Se ci sono due cose che non fanno difetto a Vittorio Sgarbi sono l’arte e la follia. Radunate insieme costituiscono un connubio perfetto, soprattutto per una mostra che indaga i percorsi di due folli come Antonio Ligabue e Pietro Ghizzardi, le cui opere spiccano radunate negli spazi del Labirinto di Fontanellato, nelle campagne di Parma, costruzione immaginifica di un altro folle chicchissimo della cultura italiana che risponde al nome di Franco Maria Ricci.
Sul tema Arte&follia, Sgarbi ha idee chiarissime: “L’arte è una fuga dalla follia – ma è la follia a indirizzare quella fuga”. E se deve spiegare gli artisti più folli della storia (quelli che sono diventati vere icone) ha una sua particolare idea: “Modigliani, Van Gogh, Ligabue non appartenevano a gruppi. Il loro valore estetico è sostenuto da una biografia avventurosa, da una vita da film. Questo ha permesso loro di emergere come feroci individualità”. Nello specifico: “Intorno a Ligabue è nata una leggenda e questo gli ha permesso di emergere, pur restando un pittore isolato. Fu Marino Mazzacurati a raccontare, a Roma, di un pittore che viveva lungo le sponde del fiume, come una bestia. Il suo racconto stimolò la curiosità di Cesare Zavattini, che diede avvio al mito di Ligabue. Dietro a lui, Mario De Michelis e Davide Lajolo, che vedevano nel pittore pazzo, che gridava e dipingeva cose pazzesche, una specie di buon selvaggio”.

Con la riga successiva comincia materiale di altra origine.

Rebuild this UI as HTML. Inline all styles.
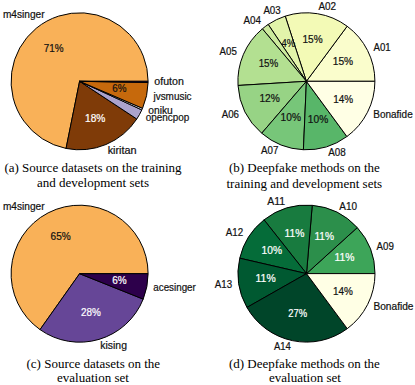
<!DOCTYPE html>
<html><head><meta charset="utf-8"><style>
html,body{margin:0;padding:0;background:#fff;}
svg{display:block;}
.s text{font-family:"Liberation Sans",sans-serif;font-size:10.0px;stroke-width:0.2px;}
.c text{font-family:"Liberation Serif",serif;font-size:13px;fill:#000;}
</style></head><body>
<svg width="415" height="385" viewBox="0 0 415 385">
<rect width="415" height="385" fill="#fff"/>
<g>
<path d="M79.60,81.30 L148.10,81.30 A68.5,68.5 0 1 0 66.06,148.45 Z" fill="#f9b158" stroke="#000" stroke-width="1.0" stroke-linejoin="round"/>
<path d="M79.60,81.30 L66.06,148.45 A68.5,68.5 0 0 0 136.79,119.01 Z" fill="#7f3b08" stroke="#000" stroke-width="1.0" stroke-linejoin="round"/>
<path d="M79.60,81.30 L136.79,119.01 A68.5,68.5 0 0 0 141.83,109.92 Z" fill="#aba3cd" stroke="#000" stroke-width="1.0" stroke-linejoin="round"/>
<path d="M79.60,81.30 L141.83,109.92 A68.5,68.5 0 0 0 142.56,108.29 Z" fill="#e1e2ee" stroke="#000" stroke-width="1.0" stroke-linejoin="round"/>
<path d="M79.60,81.30 L142.56,108.29 A68.5,68.5 0 0 0 148.09,82.50 Z" fill="#c6690c" stroke="#000" stroke-width="1.0" stroke-linejoin="round"/>
<path d="M79.60,81.30 L148.09,82.50 A68.5,68.5 0 0 0 148.10,81.30 Z" fill="#542788" stroke="#000" stroke-width="1.0" stroke-linejoin="round"/>
<path d="M306.40,81.30 L374.90,81.30 A68.5,68.5 0 0 0 347.15,26.24 Z" fill="#fafdcc" stroke="#000" stroke-width="1.0" stroke-linejoin="round"/>
<path d="M306.40,81.30 L347.15,26.24 A68.5,68.5 0 0 0 285.23,16.15 Z" fill="#f3fab6" stroke="#000" stroke-width="1.0" stroke-linejoin="round"/>
<path d="M306.40,81.30 L285.23,16.15 A68.5,68.5 0 0 0 268.19,24.44 Z" fill="#e2f4aa" stroke="#000" stroke-width="1.0" stroke-linejoin="round"/>
<path d="M306.40,81.30 L268.19,24.44 A68.5,68.5 0 0 0 262.37,28.83 Z" fill="#ccea9d" stroke="#000" stroke-width="1.0" stroke-linejoin="round"/>
<path d="M306.40,81.30 L262.37,28.83 A68.5,68.5 0 0 0 238.03,85.48 Z" fill="#b3e091" stroke="#000" stroke-width="1.0" stroke-linejoin="round"/>
<path d="M306.40,81.30 L238.03,85.48 A68.5,68.5 0 0 0 261.73,133.23 Z" fill="#97d385" stroke="#000" stroke-width="1.0" stroke-linejoin="round"/>
<path d="M306.40,81.30 L261.73,133.23 A68.5,68.5 0 0 0 303.41,149.73 Z" fill="#77c679" stroke="#000" stroke-width="1.0" stroke-linejoin="round"/>
<path d="M306.40,81.30 L303.41,149.73 A68.5,68.5 0 0 0 346.90,136.54 Z" fill="#58b669" stroke="#000" stroke-width="1.0" stroke-linejoin="round"/>
<path d="M306.40,81.30 L346.90,136.54 A68.5,68.5 0 0 0 374.90,81.30 Z" fill="#ffffe5" stroke="#000" stroke-width="1.0" stroke-linejoin="round"/>
<path d="M79.60,273.70 L148.10,273.70 A68.5,68.5 0 1 0 40.02,329.61 Z" fill="#f9b158" stroke="#000" stroke-width="1.0" stroke-linejoin="round"/>
<path d="M79.60,273.70 L40.02,329.61 A68.5,68.5 0 0 0 143.20,299.14 Z" fill="#664697" stroke="#000" stroke-width="1.0" stroke-linejoin="round"/>
<path d="M79.60,273.70 L143.20,299.14 A68.5,68.5 0 0 0 148.10,273.70 Z" fill="#2d004b" stroke="#000" stroke-width="1.0" stroke-linejoin="round"/>
<path d="M306.50,273.60 L375.00,273.60 A68.5,68.5 0 0 0 357.25,227.59 Z" fill="#3da559" stroke="#000" stroke-width="1.0" stroke-linejoin="round"/>
<path d="M306.50,273.60 L357.25,227.59 A68.5,68.5 0 0 0 312.23,205.34 Z" fill="#2c8f4b" stroke="#000" stroke-width="1.0" stroke-linejoin="round"/>
<path d="M306.50,273.60 L312.23,205.34 A68.5,68.5 0 0 0 264.05,219.84 Z" fill="#187b3f" stroke="#000" stroke-width="1.0" stroke-linejoin="round"/>
<path d="M306.50,273.60 L264.05,219.84 A68.5,68.5 0 0 0 239.76,258.19 Z" fill="#056c39" stroke="#000" stroke-width="1.0" stroke-linejoin="round"/>
<path d="M306.50,273.60 L239.76,258.19 A68.5,68.5 0 0 0 246.94,307.44 Z" fill="#005931" stroke="#000" stroke-width="1.0" stroke-linejoin="round"/>
<path d="M306.50,273.60 L246.94,307.44 A68.5,68.5 0 0 0 347.25,328.66 Z" fill="#004529" stroke="#000" stroke-width="1.0" stroke-linejoin="round"/>
<path d="M306.50,273.60 L347.25,328.66 A68.5,68.5 0 0 0 375.00,273.60 Z" fill="#ffffe5" stroke="#000" stroke-width="1.0" stroke-linejoin="round"/>
</g>
<g class="s">
<text transform="translate(2.93,17.90) scale(1.015,1)" fill="#111" stroke="#111">m4singer</text>
<text transform="translate(154.35,84.80) scale(1.062,1)" fill="#111" stroke="#111">ofuton</text>
<text transform="translate(153.44,99.90) scale(0.997,1)" fill="#111" stroke="#111">jvsmusic</text>
<text transform="translate(148.27,114.30) scale(1.025,1)" fill="#111" stroke="#111">oniku</text>
<text transform="translate(145.78,120.80) scale(0.993,1)" fill="#111" stroke="#111">opencpop</text>
<text transform="translate(107.67,153.70) scale(1.085,1)" fill="#111" stroke="#111">kiritan</text>
<text transform="translate(43.69,51.60) scale(0.992,1)" fill="#111" stroke="#111">71%</text>
<text transform="translate(112.30,91.90) scale(0.986,1)" fill="#111" stroke="#111">6%</text>
<text transform="translate(85.03,121.60) scale(1.016,1)" fill="#fff" stroke="#fff" stroke-width="0.12">18%</text>
<text transform="translate(373.48,50.60) scale(0.966,1)" fill="#111" stroke="#111">A01</text>
<text transform="translate(318.38,10.30) scale(0.996,1)" fill="#111" stroke="#111">A02</text>
<text transform="translate(263.38,14.00) scale(0.975,1)" fill="#111" stroke="#111">A03</text>
<text transform="translate(243.48,24.10) scale(0.984,1)" fill="#111" stroke="#111">A04</text>
<text transform="translate(219.58,54.85) scale(0.974,1)" fill="#111" stroke="#111">A05</text>
<text transform="translate(221.68,117.50) scale(0.975,1)" fill="#111" stroke="#111">A06</text>
<text transform="translate(260.98,154.00) scale(0.979,1)" fill="#111" stroke="#111">A07</text>
<text transform="translate(328.18,155.90) scale(0.986,1)" fill="#111" stroke="#111">A08</text>
<text transform="translate(373.28,117.70) scale(0.999,1)" fill="#111" stroke="#111">Bonafide</text>
<text transform="translate(332.72,65.10) scale(1.021,1)" fill="#111" stroke="#111">15%</text>
<text transform="translate(302.54,43.10) scale(1.005,1)" fill="#111" stroke="#111">15%</text>
<text transform="translate(281.48,46.70) scale(0.952,1)" fill="#111" stroke="#111">4%</text>
<text transform="translate(258.65,67.40) scale(0.984,1)" fill="#111" stroke="#111">15%</text>
<text transform="translate(259.42,101.60) scale(1.021,1)" fill="#111" stroke="#111">12%</text>
<text transform="translate(280.62,121.40) scale(1.021,1)" fill="#111" stroke="#111">10%</text>
<text transform="translate(307.83,122.70) scale(1.016,1)" fill="#111" stroke="#111">10%</text>
<text transform="translate(333.14,102.50) scale(0.995,1)" fill="#111" stroke="#111">14%</text>
<text transform="translate(2.93,209.80) scale(1.015,1)" fill="#111" stroke="#111">m4singer</text>
<text transform="translate(153.29,290.50) scale(0.982,1)" fill="#111" stroke="#111">acesinger</text>
<text transform="translate(100.30,348.80) scale(1.043,1)" fill="#111" stroke="#111">kising</text>
<text transform="translate(50.59,239.70) scale(1.008,1)" fill="#111" stroke="#111">65%</text>
<text transform="translate(112.29,284.15) scale(1.001,1)" fill="#fff" stroke="#fff" stroke-width="0.12">6%</text>
<text transform="translate(81.00,315.80) scale(0.992,1)" fill="#fff" stroke="#fff" stroke-width="0.12">28%</text>
<text transform="translate(376.58,249.55) scale(0.977,1)" fill="#111" stroke="#111">A09</text>
<text transform="translate(339.28,209.55) scale(0.995,1)" fill="#111" stroke="#111">A10</text>
<text transform="translate(267.18,204.70) scale(1.052,1)" fill="#111" stroke="#111">A11</text>
<text transform="translate(225.78,236.30) scale(0.979,1)" fill="#111" stroke="#111">A12</text>
<text transform="translate(214.78,287.50) scale(0.975,1)" fill="#111" stroke="#111">A13</text>
<text transform="translate(273.98,350.30) scale(0.950,1)" fill="#111" stroke="#111">A14</text>
<text transform="translate(373.47,310.10) scale(1.015,1)" fill="#111" stroke="#111">Bonafide</text>
<text transform="translate(334.61,261.30) scale(1.035,1)" fill="#fff" stroke="#fff" stroke-width="0.12">11%</text>
<text transform="translate(314.43,239.60) scale(1.019,1)" fill="#fff" stroke="#fff" stroke-width="0.12">11%</text>
<text transform="translate(284.51,236.70) scale(1.035,1)" fill="#fff" stroke="#fff" stroke-width="0.12">11%</text>
<text transform="translate(261.62,254.05) scale(1.021,1)" fill="#fff" stroke="#fff" stroke-width="0.12">10%</text>
<text transform="translate(255.61,282.00) scale(1.041,1)" fill="#fff" stroke="#fff" stroke-width="0.12">11%</text>
<text transform="translate(288.33,316.50) scale(0.945,1)" fill="#fff" stroke="#fff" stroke-width="0.12">27%</text>
<text transform="translate(333.04,294.60) scale(0.997,1)" fill="#111" stroke="#111">14%</text>
</g>
<g class="c">
<text x="93" y="172.1" text-anchor="middle">(a) Source datasets on the training</text>
<text x="93" y="187.3" text-anchor="middle">and development sets</text>
<text x="304.4" y="172.3" text-anchor="middle">(b) Deepfake methods on the</text>
<text x="304.3" y="187.6" text-anchor="middle">training and development sets</text>
<text x="93.3" y="367.7" text-anchor="middle">(c) Source datasets on the</text>
<text x="93" y="381.5" text-anchor="middle">evaluation set</text>
<text x="304.4" y="367.7" text-anchor="middle">(d) Deepfake methods on the</text>
<text x="305" y="381.5" text-anchor="middle">evaluation set</text>
</g>
</svg>
</body></html>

La mostra “Arte e Follia. Antonio Ligabue, Pietro Ghizzardi”, organizzata da Augusto Agosta Tota (presidente del Centro Studi & Archivio Antonio Ligabue di Parma), si snoda in un percorso che si compone di 30 capolavori di Antonio Ligabue e 50 di Pietro Ghizzardi, di cui 9 inediti; ecco dunque Ligabue e Ghizzardi che raccontano insieme se stessi e la loro vicenda individuale, illustrano il loro personalissimo mondo creativo, unici nel loro genere, contemporanei nel limite ristretto di una topografia padana di pianura inventata e riscritta dal lavoro dell’uomo. Entrambi hanno conosciuto la marginalità sociale, le difficoltà dell’esclusione e della povertà, la modestia di una formazione e di un bagaglio culturale che li obbligava a cercare in se stessi i motivi per un’iconografia che ricostruisse il loro mondo fantastico, permettesse loro di comunicare con gli altri e raccontare le emozioni più profonde ed autentiche. Entrambi hanno quindi creato un linguaggio artistico assolutamente personale, al di là e al di fuori di scuole, maestri e modelli: una affabulazione delle metafore della loro esistenza, dei loro sogni e dei loro desideri. Entrambi hanno raggiunto vette di altissimo livello, maestri geniali dell’arte del XX secolo.
“Ligabue dipinge tigri e leoni mai visti – spiega Sgarbi – che sono i suoi autoritratti rabbiosi, e poi animali domestici. E decine di autoritratti veri che sono il diario del rapporto con se stessi, con il proprio volto. Nei suoi quadri senti il bramito delle tigri, che hanno il correlativo industriale nella moto Gilera che Ligabue si compra per fare il duro. Ma quella motocicletta resta un animale, un cavallo da domare”. Pietro Ghizzardi invece è una scoperta: “Come Modigliani, Ghizzardi è ossessionato dalla stessa forma. Ghizzardi raffigura il trasporto erotico inesprimibile e inappagato, fa sentire il desiderio e il tormento, vagheggia la bellezza femminile dentro una ragnatela di forme”.
________
>Arte e Follia. Antonio Ligabue, Pietro Ghizzardi
a cura di Vittorio Sgarbi
organizzata da Augusto Agosta Tota
Labirinto Della Masone, Fontanellato (Pr)
fino 31 Ottobre 2015
Orari: tutti i giorni dalle 10 alle ore 19; chiuso martedì
La mostra è documentata da un catalogo edito da Franco Maria Ricci con testi di Vittorio Sgarbi, Marzio Dall’Acqua, Pascal Bonafoux e Gianfranco Marchesi.
Il Labirinto, racchiuso da fittissime siepi di bambù, copre 7 ettari e circonda edifici che ospitano la galleria delle collezioni Ricci, un grande bookshop, caffè e ristorante, la biblioteca bodoniana, l’archivio della casa editrice e sale per molteplici iniziative.